Although lack of awareness and misconceptions hinder the use of passive sampling, ITRC cites many benefits, including relative ease of use; effectiveness in wells of any depth; adaptability to most well types, including those with limited accessibility; reduction of field sampling variability, resulting in highly reproducible data; and low field labor and sampling material costs.
Passive samples can measure contaminant concentrations at discrete vertical intervals, allowing remediation engineers to target treatment and better understand contaminant profiles. In contrast, traditional sampling operations assess concentrations of entire vertical spans of up to 20 feet.
SRS has used passive sampling strategies extensively for several years. In addition to monitoring with the Hydrasleeve, which began in 2006, a large number of low-cost diffusion-based samplers were successfully deployed to identify areas where contaminated groundwater outcropped into surface streams.
“We used passive diffusion samplers within a 2.4-mile stream system to identify the 2,000-foot section where the contaminated groundwater was outcropping,” said Dennis Jackson, a research engineer with EM’s Savannah River National Laboratory, which is part of DOE’s network of national laboratories. “Characterization and monitoring efforts were then tailored to target only those impacted regions while uncontaminated areas were left undisturbed.”
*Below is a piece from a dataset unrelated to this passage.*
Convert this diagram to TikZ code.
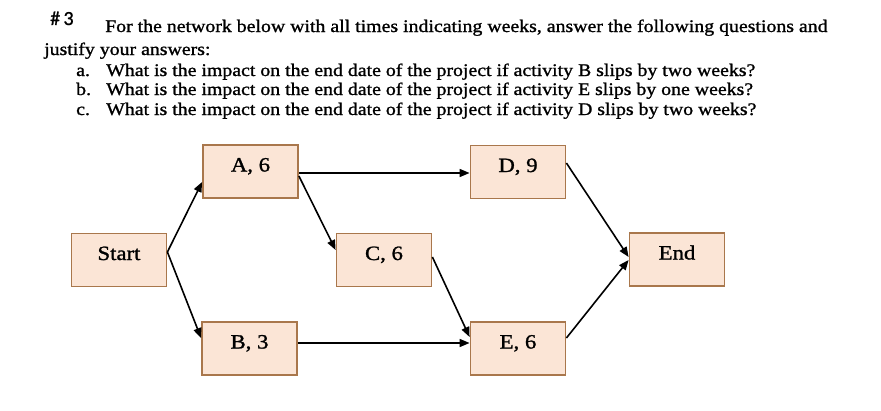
\documentclass[tikz,border=0pt]{standalone}
\usepackage{fontspec}
\setmainfont{Liberation Serif}[FakeStretch=1.12, FakeBold=1.2]
\newfontfamily\hashfont{Carlito}[FakeBold=1]
\usetikzlibrary{arrows.meta}
\definecolor{boxfill}{HTML}{FBE5D6}
\definecolor{boxline}{HTML}{A9774C}
\tikzset{
  actbox/.style={draw=boxline, fill=boxfill, line width=1.8pt, minimum width=95pt,
    minimum height=53pt, inner sep=0pt, text height=26.5pt, text depth=26.5pt,
    font=\fontsize{20.3}{20.3}\selectfont},
  conn/.style={line width=1.6pt, -{Triangle[length=10pt,width=8pt]}},
  qtext/.style={anchor=base west, inner sep=0pt, font=\fontsize{17.7}{17.7}\selectfont}
}
\begin{document}
\begin{tikzpicture}[x=1pt,y=-1pt]
\useasboundingbox (0,0) rectangle (881,410);
% header
\node[anchor=base west, inner sep=0pt, font=\hashfont\fontsize{20}{20}\selectfont] (h3) at (50,25) {\#\,3};
\node[qtext] (l1) at (105,32) {For the network below with all times indicating weeks, answer the following questions and};
\node[qtext] (l2) at (44,55) {justify your answers:};
\node[qtext] (qa) at (76,76) {a.};
\node[qtext] (ta) at (106,76) {What is the impact on the end date of the project if activity B slips by two weeks?};
\node[qtext] (qb) at (76,95) {b.};
\node[qtext] (tb) at (106,95) {What is the impact on the end date of the project if activity E slips by one weeks?};
\node[qtext] (qc) at (76,115) {c.};
\node[qtext] (tc) at (106,115) {What is the impact on the end date of the project if activity D slips by two weeks?};
% boxes
\node[actbox] (s) at (119,260) {Start};
\node[actbox] (a) at (250.5,171.5) {A, 6};
\node[actbox] (b) at (249.5,348.5) {B, 3};
\node[actbox] (c) at (384,260) {C, 6};
\node[actbox] (d) at (518,172) {D, 9};
\node[actbox] (e) at (518,348.5) {E, 6};
\node[actbox] (en) at (677,259.5) {End};
% connectors
\draw[conn] ([yshift=8pt]s.east) -- ([yshift=-10.5pt]a.west);
\draw[conn] ([yshift=8pt]s.east) -- ([yshift=10.5pt]b.west);
\draw[conn] ([yshift=-1.5pt]a.east) -- ([yshift=-1.5pt]a.east -| d.west);
\draw[conn] ([yshift=-4.5pt]a.east) -- ([yshift=10pt]c.west);
\draw[conn] ([yshift=3pt]c.east) -- ([yshift=11.5pt]e.west);
\draw[conn] ([yshift=5.5pt]b.east) -- ([yshift=5.5pt]b.east -| e.west);
\draw[conn] ([yshift=9pt]d.east) -- ([yshift=2.5pt]en.west);
\draw[conn] ([yshift=10.5pt]e.east) -- ([yshift=-0.5pt]en.west);
\end{tikzpicture}
\end{document}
SRS passive sampling results in lower costs because it does not require mechanical pumps, power sources, and other infrastructure and equipment needed for traditional sampling methods. In turn, long-term maintenance and upkeep costs decrease. Passive sampling also eliminates the cost of mobilizing, setting up, and dismantling equipment at each well location, as well as minimizing purged water that often must be disposed as hazardous or radioactive waste.